For the time being the two questions on my mind are:
can you force all sideblocks to one side or the other via an Admin setting or via PHP code in your theme?
failing that, does anyone know why the empty left column of sideblocks grows larger in edit mode? (not the right column, where the Blocks menu turns up, but the empty side)
the manifesto
Besides being a pleasant theme to look at, there's a few serious reasons why I'm porting this theme:
there's a world of open source themes out there, waiting for the artistically challenged to steal/leverage them
my colleagues were worried that from a pedagogy/usability point of view, the course content was being usurped by sideblocks coming before them in the natural order of reading (which is left to right for English).
the wide screens of text were bugging me because of their lack of readability. This theme should be closer to the line length of an average novel or textbook.
many themes have sideblocks that are visually imposing beyond their level of importance.
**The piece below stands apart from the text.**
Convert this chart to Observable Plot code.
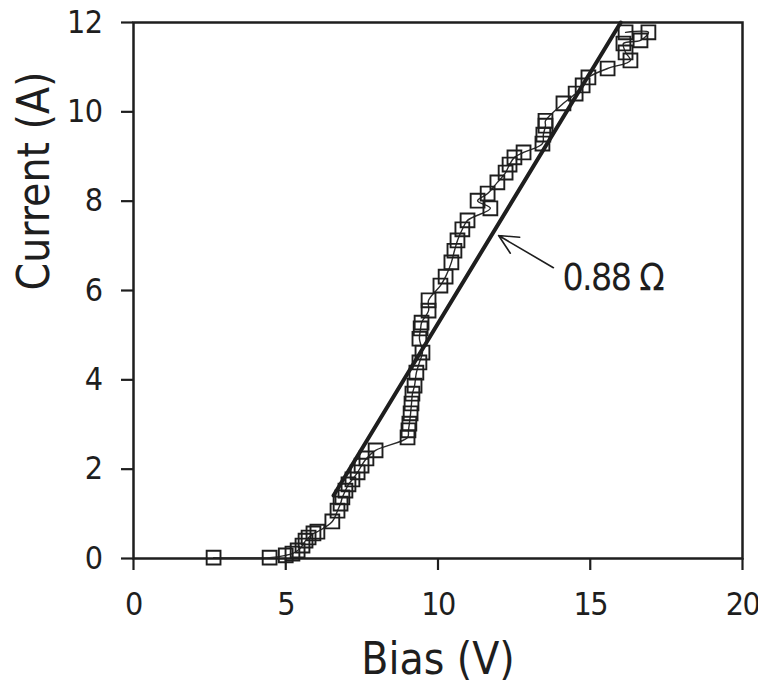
<!DOCTYPE html>
<html>
<head>
<meta charset="utf-8">
<script src="https://cdn.jsdelivr.net/npm/d3@7"></script>
<script src="https://cdn.jsdelivr.net/npm/@observablehq/plot@0.6"></script>
<style>
  html, body { margin: 0; padding: 0; background: #fff; }
  #chart svg { display: block; }
  g[aria-label="x-axis tick label"] text { letter-spacing: -1.5px; }
  g[aria-label="y-axis tick label"] text { letter-spacing: -0.5px; }
</style>
</head>
<body>
<div id="chart"></div>
<script>
// Measured I–V data (Bias in V, Current in A), in acquisition order
const bias = [2.63, 4.47, 5.0, 5.22, 5.39, 5.55, 5.65, 5.75, 5.91, 6.04,
  6.53, 6.7, 6.8, 6.86, 6.96, 7.06, 7.19, 7.36, 7.49, 7.65, 7.95,
  9.0, 9.03, 9.06, 9.1, 9.13, 9.16, 9.23, 9.29, 9.39, 9.49, 9.39, 9.43, 9.46,
  9.69, 9.69, 10.08, 10.25, 10.44, 10.54, 10.64, 10.8, 10.97, 11.72, 11.3,
  11.63, 11.95, 12.22, 12.35, 12.51, 12.81, 13.43, 13.46, 13.53, 13.53,
  14.12, 14.52, 14.75, 14.94, 15.57, 16.32, 16.16, 16.09, 16.65, 16.91, 16.16];
const current = [0.02, 0.02, 0.07, 0.11, 0.18, 0.29, 0.4, 0.47, 0.56, 0.6,
  0.83, 1.07, 1.23, 1.37, 1.52, 1.66, 1.77, 1.93, 2.08, 2.24, 2.42,
  2.71, 2.87, 3.02, 3.25, 3.47, 3.69, 3.87, 4.16, 4.39, 4.61, 4.92, 5.15, 5.28,
  5.55, 5.78, 6.11, 6.31, 6.63, 6.89, 7.12, 7.37, 7.57, 7.84, 8.01,
  8.17, 8.42, 8.64, 8.82, 8.98, 9.09, 9.29, 9.49, 9.69, 9.8,
  10.19, 10.41, 10.59, 10.77, 10.97, 11.15, 11.33, 11.53, 11.6, 11.78, 11.78];

// Linear fit (0.88 ohm) end points
const fitBias = [6.57, 16.0];
const fitCurrent = [1.41, 12.0];

// Annotation
const annoText = ["0.88 Ω"];
const annoArrowFrom = [13.79, 6.51];
const annoArrowTo = [11.99, 7.23];
const annoTextPos = [14.09, 6.27];

const xTicks = [0, 5, 10, 15, 20];
const yTicks = [0, 2, 4, 6, 8, 10, 12];
const xTitle = "Bias (V)";
const yTitle = "Current (A)";

const points = bias.map((b, i) => ({bias: b, current: current[i]}));
const fit = fitBias.map((b, i) => ({bias: b, current: fitCurrent[i]}));

const FONT = "'DejaVu Sans Condensed', 'DejaVu Sans', sans-serif";
const INK = "#1e1e1e";

const chart = Plot.plot({
  width: 758,
  height: 684,
  marginLeft: 133,
  marginRight: 16,
  marginTop: 22,
  marginBottom: 126,
  style: {fontFamily: FONT, fontSize: "32px", color: INK, background: "#fff", overflow: "visible"},
  x: {domain: [0, 20]},
  y: {domain: [0, 12]},
  marks: [
    Plot.frame({stroke: INK, strokeWidth: 2.5}),
    Plot.axisX({ticks: xTicks, tickSize: 12, tickPadding: 22, strokeWidth: 2.2, label: null, fontSize: 32}),
    Plot.axisY({ticks: yTicks, tickSize: 12, tickPadding: 19, strokeWidth: 2.2, label: null, fontSize: 32}),
    Plot.line(points, {x: "bias", y: "current", stroke: "#2a2a2a", strokeWidth: 1.4, curve: "catmull-rom"}),
    Plot.dot(points, {x: "bias", y: "current", symbol: "square", r: 7.8, stroke: INK, strokeWidth: 1.9, fill: "none"}),
    Plot.line(fit, {x: "bias", y: "current", stroke: INK, strokeWidth: 4}),
    Plot.arrow([0], {x1: () => annoArrowFrom[0], y1: () => annoArrowFrom[1], x2: () => annoArrowTo[0], y2: () => annoArrowTo[1],
      stroke: INK, strokeWidth: 1.6, headLength: 26, headAngle: 52}),
    Plot.text(annoText, {x: () => annoTextPos[0], y: () => annoTextPos[1], text: d => d, textAnchor: "start",
      lineAnchor: "middle", fontSize: 37, fill: INK, fontFamily: FONT, style: "letter-spacing:-1.6px"}),
    Plot.text([xTitle], {frameAnchor: "bottom", text: d => d, dy: 101, lineAnchor: "middle", fontSize: 44, fill: INK, fontFamily: FONT}),
    Plot.text([yTitle], {frameAnchor: "left", text: d => d, dx: -99, rotate: -90, lineAnchor: "middle", fontSize: 44, fill: INK, fontFamily: FONT})
  ]
});
// annotation letter spacing
chart.querySelectorAll("text").forEach(t => { if (t.textContent === annoText[0]) t.setAttribute("letter-spacing", "-1.6"); });
document.getElementById("chart").appendChild(chart);
</script>
</body>
</html>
You can see this clearly but comparing my current screenshot (with big black headings left over from a previous theme) and the standard Kubrick side-column which is quite unobtrusive. I will also take this opportunity, if it is possible, to remove many of the sideblock icons which I think are superflous.
easy customisation. The Kubrick theme has taken the weblogging world by storm partly, I think, because it's major 'feature', the header, can be customised with ease, and the rest of it is quite subtle so people don't mind that part looking the same as many other sites.